*TASK TO CARRY OUT*. Copy all lines below exactly as written. Leave pictures out.
====
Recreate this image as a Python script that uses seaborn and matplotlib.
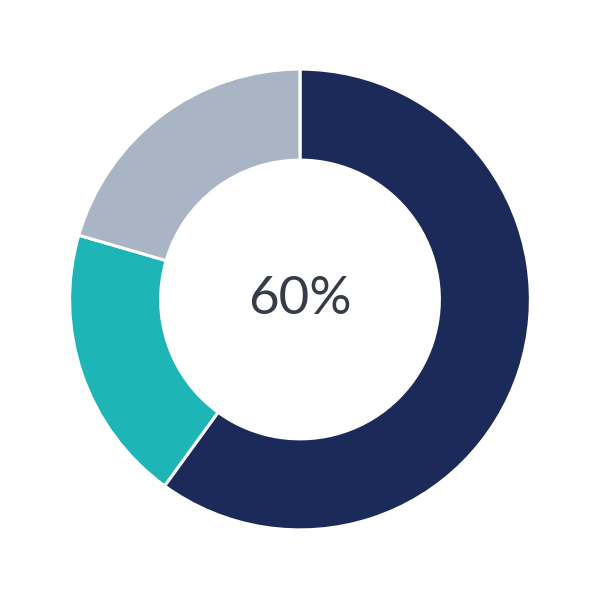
import matplotlib
matplotlib.use("Agg")
import matplotlib.pyplot as plt
import seaborn as sns

# slice data (clockwise from 12 o'clock)
labels = ["Primary", "Secondary", "Other"]
shares = [60, 19.5, 20.5]
colors = ["#1c2a5a", "#1db5b6", "#a9b4c4"]
center_text = "60%"

sns.set_theme(style="white")
plt.rcParams["font.family"] = ["Lato", "DejaVu Sans"]

palette = sns.color_palette(colors)

fig = plt.figure(figsize=(6, 5.99), dpi=100)
ax = fig.add_axes([0, 0, 1, 1])

ax.pie(shares, colors=palette, startangle=90, counterclock=False,
       radius=1.0,
       wedgeprops=dict(width=0.395, edgecolor="white", linewidth=2.2))

ax.text(0, 0, center_text, ha="center", va="center",
        fontsize=38, color="#363c47", fontweight="normal")

ax.set_xlim(-1.3, 1.3)
ax.set_ylim(-1.3, 1.3)
ax.set_aspect("equal")
ax.axis("off")

fig.savefig("out.png", dpi=100, facecolor="white")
====
*REPLY*.
Recreate this image as a Python script that uses seaborn and matplotlib.
import matplotlib
matplotlib.use("Agg")
import matplotlib.pyplot as plt
import seaborn as sns

# slice data (clockwise from 12 o'clock)
labels = ["Primary", "Secondary", "Other"]
shares = [60, 19.5, 20.5]
colors = ["#1c2a5a", "#1db5b6", "#a9b4c4"]
center_text = "60%"

sns.set_theme(style="white")
plt.rcParams["font.family"] = ["Lato", "DejaVu Sans"]

palette = sns.color_palette(colors)

fig = plt.figure(figsize=(6, 5.99), dpi=100)
ax = fig.add_axes([0, 0, 1, 1])

ax.pie(shares, colors=palette, startangle=90, counterclock=False,
       radius=1.0,
       wedgeprops=dict(width=0.395, edgecolor="white", linewidth=2.2))

ax.text(0, 0, center_text, ha="center", va="center",
        fontsize=38, color="#363c47", fontweight="normal")

ax.set_xlim(-1.3, 1.3)
ax.set_ylim(-1.3, 1.3)
ax.set_aspect("equal")
ax.axis("off")

fig.savefig("out.png", dpi=100, facecolor="white")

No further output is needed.